司法救济作为受害人维护自己权利的最后一道法律屏障,具有终局属性,因此人民法院不能拒绝裁判,应当承担特定的司法职责。但是在立法空白的情形下,作为大陆法系国家,法官只能通过法理进行裁判,对于当事人具体行为规制的尺度难以进行系统而全面的法律认定,也难以从司法上真正实现维护公平正义。

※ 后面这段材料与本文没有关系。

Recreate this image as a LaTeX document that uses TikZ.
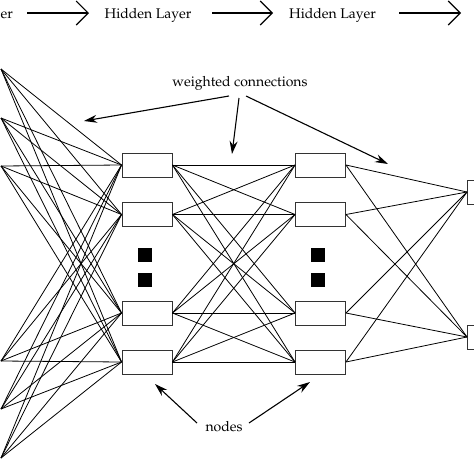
\documentclass[tikz,border=0pt]{standalone}
\usepackage[T1]{fontenc}
\usepackage{mathpazo}
\usetikzlibrary{arrows.meta}
\begin{document}
\begin{tikzpicture}[x=1pt,y=-1pt,
  unit/.style={draw=black!80,line width=0.9pt,minimum width=50pt,minimum height=24pt,inner sep=0pt,fill=white},
  conn/.style={line width=0.8pt},
  lbl/.style={font=\fontsize{14}{16}\selectfont,inner sep=0pt,anchor=base},
  flow/.style={line width=1.1pt,-{Straight Barb[length=12pt,width=24pt,line width=1.1pt]}},
  point/.style={line width=1.1pt,-{Stealth[length=13pt,width=8pt]}},
  dot/.style={fill=black,minimum size=14pt,inner sep=0pt}]
\clip (0,0) rectangle (474,474);
\fill[white] (0,0) rectangle (474,474);
% input layer (off the page, only the ends of the connectors show)
\foreach \n/\y in {1/69,2/118,3/166,4/361,5/409,6/458}
  \coordinate (i\n) at (1,\y);
% hidden layers
\foreach \n/\y in {1/165,2/214.5,3/313,4/362}{
  \node[unit] (a\n) at (147,\y) {};
  \node[unit] (b\n) at (320.5,\y) {};
}
% output layer
\node[unit,anchor=west] (o1) at (467,192) {};
\node[unit,anchor=west] (o2) at (467,337) {};
% connections
\foreach \i in {1,...,6}
  \foreach \j in {1,...,4}
    \draw[conn] (i\i) -- (a\j.west);
\foreach \i in {1,...,4}
  \foreach \j in {1,...,4}
    \draw[conn] (a\i.east) -- (b\j.west);
\foreach \i in {1,...,4}
  \foreach \j in {1,2}
    \draw[conn] (b\i.east) -- (o\j.west);
% ellipsis squares
\node[dot] (d1) at (145,255) {};
\node[dot] (d2) at (145,280) {};
\node[dot] (d3) at (318,255) {};
\node[dot] (d4) at (318,280) {};
% top flow
\node[lbl,anchor=base east] (t0) at (13,18) {er};
\node[lbl] (t1) at (148,18) {Hidden Layer};
\node[lbl] (t2) at (332.5,18) {Hidden Layer};
\coordinate (f1a) at (27,13); \coordinate (f1b) at (89,13);
\coordinate (f2a) at (212,13); \coordinate (f2b) at (273,13);
\coordinate (f3a) at (399,13); \coordinate (f3b) at (461,13);
\draw[flow] (f1a) -- (f1b);
\draw[flow] (f2a) -- (f2b);
\draw[flow] (f3a) -- (f3b);
% annotations
\node[lbl] (wc) at (240,86) {weighted connections};
\coordinate (w1s) at (229,96); \coordinate (w1e) at (84,121);
\coordinate (w2s) at (239,98); \coordinate (w2e) at (232,154);
\coordinate (w3s) at (246,96); \coordinate (w3e) at (388,164);
\draw[point] (w1s) -- (w1e);
\draw[point] (w2s) -- (w2e);
\draw[point] (w3s) -- (w3e);
\node[lbl] (nd) at (224,431) {nodes};
\coordinate (n1s) at (197,423); \coordinate (n1e) at (155,384);
\coordinate (n2s) at (249,423); \coordinate (n2e) at (310,382);
\draw[point] (n1s) -- (n1e);
\draw[point] (n2s) -- (n2e);
\end{tikzpicture}
\end{document}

因此,进行体外胚胎的立法保护,明晰胚胎的法律地位,确定胚胎的归属及处置权限,使胚胎的归属者在使用和处置胚胎时具有法律保护,才能真正实现尊重权利人的自我决定。基于对生命伦理、社会公共秩序与善良风俗、医学伦理的尊重,立法在对体外胚胎进行特殊保护的同时要采用公权力对其权利进行必要的限制。这样不仅有利于引导公民对胚胎形成正确认识,严禁代孕商业化,抑制非法代孕机构利用意向者及孕母的人性的弱点来实现自己的暴利,而且有利于司法实践依照法律对买卖胚胎、代孕等违法犯罪活动进行法律惩处,维护当事人权益及社会的公序良俗。

四、结语

当今全球,自然因素和人为因素导致不孕人口急剧增加,生物科技的发展使得人工生殖技术愈加成熟,体外受精和试管婴儿的数量在逐年增加,由此产生的法律问题也越来越受到各国的重视,因此在胚胎立法全球化的潮流中,我国及时对体外胚胎进行立法保护不仅符合我国的现实状况,更是符合社会历史的发展规律。生命伦理是生物科技研究的法律底线,要想生物科技得到长远发展,人口质量与数量得到持续增长,制度建设必不可少。但是当前我国缺乏立法层面的制度体系设计,胚胎保护的措施在实际生活中难以得到相应的执行,因此,对体外胚胎进行立法保护,不仅有利于规范胚胎归属者的权限,还有利于避免类似于冷冻胚胎案确权后出现非法代孕的现象和基因编辑宝宝未来生命受到威胁的不确定悲剧事件发生,真正维护我国的生命伦理秩序和公序良俗。